President Trump’s eldest son, Donald Trump Jr., was promised damaging information about Hillary Clinton before agreeing to meet with a Kremlin-connected Russian lawyer during the 2016 campaign, according to three advisers to the White House briefed on the meeting and two others with knowledge of it.
The meeting was also attended by the president’s campaign chairman at the time, Paul J. Manafort, as well as by the president’s son-in-law, Jared Kushner. Mr. Manafort and Mr. Kushner recently disclosed the meeting, though not its content, in confidential government documents described to The New York Times.
The Times reported the existence of the meeting on Saturday. But in subsequent interviews, the advisers and others revealed the motivation behind it.
The meeting — at Trump Tower on June 9, 2016, two weeks after Donald J. Trump clinched the Republican nomination — points to the central question in federal investigations of the Kremlin’s meddling in the presidential election: whether the Trump campaign colluded with the Russians.

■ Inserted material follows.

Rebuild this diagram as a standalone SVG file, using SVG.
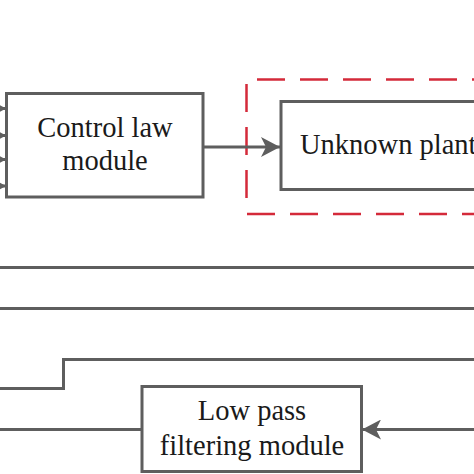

The accounts of the meeting represent the first public indication that at least some in the campaign were willing to accept Russian help.
While President Trump has been dogged by revelations of undisclosed meetings between his associates and the Russians, the episode at Trump Tower is the first such confirmed private meeting involving his inner circle during the campaign — as well as the first one known to have included his eldest son. It came at an inflection point in the campaign, when Donald Trump Jr., who served as an adviser and a surrogate, was ascendant and Mr. Manafort was consolidating power.

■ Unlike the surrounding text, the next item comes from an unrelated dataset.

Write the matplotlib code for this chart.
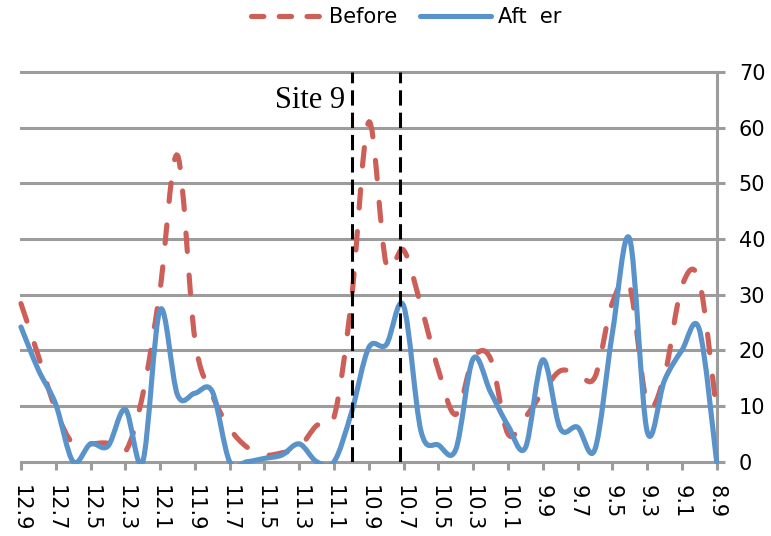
import matplotlib
matplotlib.use("Agg")
import matplotlib.pyplot as plt
from matplotlib.path import Path
from matplotlib.patches import PathPatch, Rectangle
from matplotlib.lines import Line2D

# category labels (every other one is shown on the axis)
categories = ["12.9", "12.8", "12.7", "12.6", "12.5", "12.4", "12.3", "12.2", "12.1", "12.0",
              "11.9", "11.8", "11.7", "11.6", "11.5", "11.4", "11.3", "11.2", "11.1", "11.0",
              "10.9", "10.8", "10.7", "10.6", "10.5", "10.4", "10.3", "10.2", "10.1", "10.0",
              "9.9", "9.8", "9.7", "9.6", "9.5", "9.4", "9.3", "9.2", "9.1", "9.0", "8.9"]

before = [28.4, 19, 9.3, 3.2, 3.2, 3.3, 1.8, 12, 31, 55,
          22, 12, 6, 2.6, 1.2, 1.6, 2.6, 6.5, 8, 29,
          61, 35.5, 38, 28, 16.5, 8.5, 18.5, 18.5, 5, 8,
          12.5, 16.3, 15.8, 15.2, 28.5, 31.5, 10.5, 15.5, 31.5, 32.5, 9]

after = [24.2, 16.5, 10.3, 0, 3.2, 2.8, 9.4, 0, 27.3, 12,
         12.3, 12.6, 0, 0, 0.6, 1.2, 3.2, 0, 0, 8.8,
         20.5, 21, 28, 5.5, 3, 2.2, 18.5, 12.5, 6.5, 2.5,
         18.3, 6, 6.2, 2.2, 23, 40, 5.5, 14.6, 20, 23.8, 0]

site_lines = [19.02, 21.8]   # dashed markers around Site 9

red = "#CD5F59"
blue = "#5A93CA"
grid_gray = "#9C9C9C"


def smooth_path(ys):
    # Excel-like smoothed line: cubic bezier through every point
    n = len(ys)
    xs = list(range(n))
    verts = [(xs[0], ys[0])]
    codes = [Path.MOVETO]
    for k in range(n - 1):
        a = max(k - 1, 0)
        b = min(k + 2, n - 1)
        c1 = (xs[k] + (xs[k + 1] - xs[a]) / 6, ys[k] + (ys[k + 1] - ys[a]) / 6)
        c2 = (xs[k + 1] - (xs[b] - xs[k]) / 6, ys[k + 1] - (ys[b] - ys[k]) / 6)
        verts += [c1, c2, (xs[k + 1], ys[k + 1])]
        codes += [Path.CURVE4] * 3
    return Path(verts, codes)


fig = plt.figure(figsize=(7.71, 5.36), dpi=100)
ax = fig.add_axes([0.0272, 0.1386, 0.9023, 0.7271])
ax.set_xlim(0, len(categories) - 1)
ax.set_ylim(0, 70)

for v in range(0, 71, 10):
    ax.axhline(v, color=grid_gray, lw=2.2, clip_on=False, zorder=0.5)

clip = Rectangle((-1, -0.45), len(categories) + 1, 80, transform=ax.transData)

p_before = PathPatch(smooth_path(before), fill=False, edgecolor=red, lw=3.7,
                     linestyle=(0, (3.6, 4.6)), capstyle="round", zorder=3)
p_after = PathPatch(smooth_path(after), fill=False, edgecolor=blue, lw=3.7,
                    capstyle="round", joinstyle="round", zorder=4)
for p in (p_before, p_after):
    ax.add_patch(p)
    p.set_clip_path(clip)

for xv in site_lines:
    ax.axvline(xv, color="black", lw=2.2, linestyle=(0, (5, 2.3)), zorder=5)

ax.text(18.63, 63.5, "Site 9", ha="right", va="baseline",
        family="Liberation Serif", fontsize=22)

for s in ("top", "left", "bottom"):
    ax.spines[s].set_visible(False)
ax.spines["right"].set_color(grid_gray)
ax.spines["right"].set_linewidth(2.2)

ax.set_xticks(range(0, len(categories), 2))
ax.set_xticklabels(categories[::2], rotation=-90, fontsize=15)
ax.tick_params(axis="x", length=6, width=2.2, color=grid_gray, pad=11)

ax.yaxis.tick_right()
ax.set_yticks(range(0, 71, 10))
ax.tick_params(axis="y", length=6, width=2.2, color=grid_gray, pad=10, labelsize=15)

h_before = Line2D([], [], color=red, lw=3.7, linestyle=(0, (2.4, 3.0)), dash_capstyle="round")
h_after = Line2D([], [], color=blue, lw=3.7, solid_capstyle="round")
fig.legend([h_before, h_after], ["Before", "Aft  er"], loc="center",
           bbox_to_anchor=(0.527, 0.968), ncol=2, frameon=False, fontsize=15,
           handlelength=3.4, handletextpad=0.35, columnspacing=1.1)

fig.savefig("out.png", dpi=100)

It is unclear whether the Russian lawyer, Natalia Veselnitskaya, actually produced the promised compromising information about Mrs. Clinton. But the people interviewed by The Times about the meeting said the expectation was that she would do so.
When he was first asked about the meeting on Saturday, Donald Trump Jr. said that it was primarily about adoptions and mentioned nothing about Mrs. Clinton.

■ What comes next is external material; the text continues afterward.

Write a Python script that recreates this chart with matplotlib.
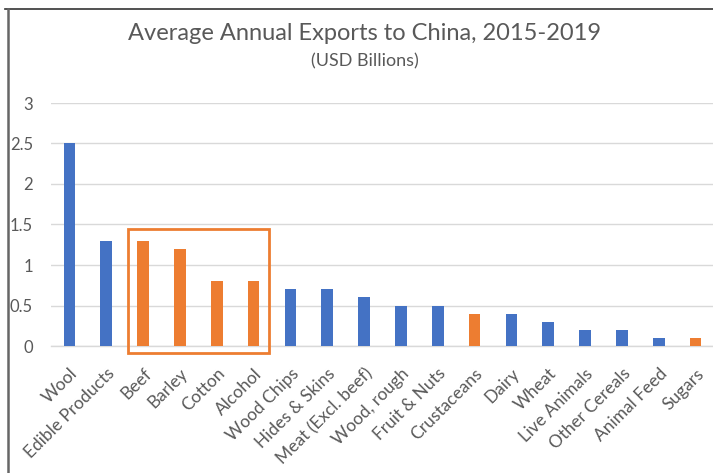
import matplotlib
matplotlib.use("Agg")
import matplotlib.pyplot as plt
from matplotlib.patches import Rectangle
from matplotlib.lines import Line2D

categories = ["Wool", "Edible Products", "Beef", "Barley", "Cotton", "Alcohol",
              "Wood Chips", "Hides & Skins", "Meat (Excl. beef)", "Wood, rough",
              "Fruit & Nuts", "Crustaceans", "Dairy", "Wheat", "Live Animals",
              "Other Cereals", "Animal Feed", "Sugars"]
values = [2.5, 1.3, 1.3, 1.2, 0.8, 0.8, 0.7, 0.7, 0.6, 0.5, 0.5, 0.4, 0.4,
          0.3, 0.2, 0.2, 0.1, 0.1]
highlighted = ["Beef", "Barley", "Cotton", "Alcohol", "Crustaceans", "Sugars"]
y_ticks = [0, 0.5, 1, 1.5, 2, 2.5, 3]
y_tick_labels = ["0", "0.5", "1", "1.5", "2", "2.5", "3"]

BLUE = "#4472C4"
ORANGE = "#ED7D31"
TEXT = "#595959"
GRID = "#D9D9D9"
FONT = ["Lato", "DejaVu Sans"]

W, H = 713, 473
fig = plt.figure(figsize=(W / 100, H / 100), dpi=100)
fig.patch.set_facecolor("white")

ax = fig.add_axes([51 / W, 127 / H, (714 - 51) / W, (346 - 103) / H])
colors = [ORANGE if c in highlighted else BLUE for c in categories]
x = list(range(len(categories)))
ax.bar(x, values, width=0.32, color=colors, zorder=3)

ax.set_xlim(-0.5, len(categories) - 0.5)
ax.set_ylim(0, 3)
ax.set_yticks(y_ticks)
ax.set_yticklabels(y_tick_labels, fontsize=12, color=TEXT, family=FONT)
ax.set_xticks(x)
ax.set_xticklabels(categories, rotation=45, ha="right", va="top",
                   rotation_mode="anchor", fontsize=12.5, color=TEXT, family=FONT)
ax.tick_params(axis="y", length=0, pad=13)
ax.tick_params(axis="x", length=0, pad=14)
ax.grid(axis="y", color=GRID, linewidth=1, zorder=0)
for s in ["top", "right", "left"]:
    ax.spines[s].set_visible(False)
ax.spines["bottom"].set_color(GRID)
ax.spines["bottom"].set_linewidth(1)
ax.set_facecolor("none")

# Box around the highlighted group Beef..Alcohol
x0_disp = 128
x1_disp = 269
inv = ax.transData.inverted()
(bx0, by_top) = inv.transform((x0_disp, H - 229))
(bx1, by_bot) = inv.transform((x1_disp, H - 353))
box = Rectangle((bx0, by_bot), bx1 - bx0, by_top - by_bot, fill=False,
                edgecolor=ORANGE, linewidth=2, clip_on=False, zorder=4)
ax.add_patch(box)

# Title block
fig.text(365 / W, 1 - 33 / H, "Average Annual Exports to China, 2015-2019",
         ha="center", va="center", fontsize=17, color=TEXT, family=FONT)
fig.text(365 / W, 1 - 61 / H, "(USD Billions)", ha="center", va="center",
         fontsize=13, color=TEXT, family=FONT)

# Chart frame edges
fig.add_artist(Line2D([5 / W, 1], [1 - 9.5 / H, 1 - 9.5 / H], color="#333333",
                      linewidth=1.2, transform=fig.transFigure))
fig.add_artist(Line2D([7.5 / W, 7.5 / W], [0, 1 - 9.5 / H], color="#666666",
                      linewidth=1.8, transform=fig.transFigure))

fig.savefig("out.png", dpi=100)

But on Sunday, presented with The Times’s findings, he offered a new account. In a statement, he said he had met with the Russian lawyer at the request of an acquaintance from the 2013 Miss Universe pageant, which his father took to Moscow. “After pleasantries were exchanged,” he said, “the woman stated that she had information that individuals connected to Russia were funding the Democratic National Committee and supporting Mrs. Clinton. Her statements were vague, ambiguous and made no sense. No details or supporting information was provided or even offered. It quickly became clear that she had no meaningful information.”
He said she then turned the conversation to adoption of Russian children and the Magnitsky Act, an American law that blacklists suspected Russian human rights abusers. The 2012 law so enraged President Vladimir V. Putin of Russia that he halted American adoptions of Russian children.
“It became clear to me that this was the true agenda all along and that the claims of potentially helpful information were a pretext for the meeting,” Mr. Trump said.
Two people briefed on the meeting said the intermediary was Rob Goldstone, a former British tabloid journalist and the president of a company called Oui 2 Entertainment who has worked with the Miss Universe pageant. He did not immediately respond to messages seeking comment.
Mark Corallo, a spokesman for the president’s lawyer, said on Sunday that “the president was not aware of and did not attend the meeting.”
Lawyers for Mr. Kushner referred to their statement a day earlier, confirming that he voluntarily disclosed the meeting but referring questions about it to Donald Trump Jr. Mr. Manafort declined to comment. In his statement, Donald Trump Jr. said he asked Mr. Manafort and Mr. Kushner to attend, but did not tell them what the meeting was about.
Political campaigns collect opposition research from many quarters but rarely from sources linked to foreign governments.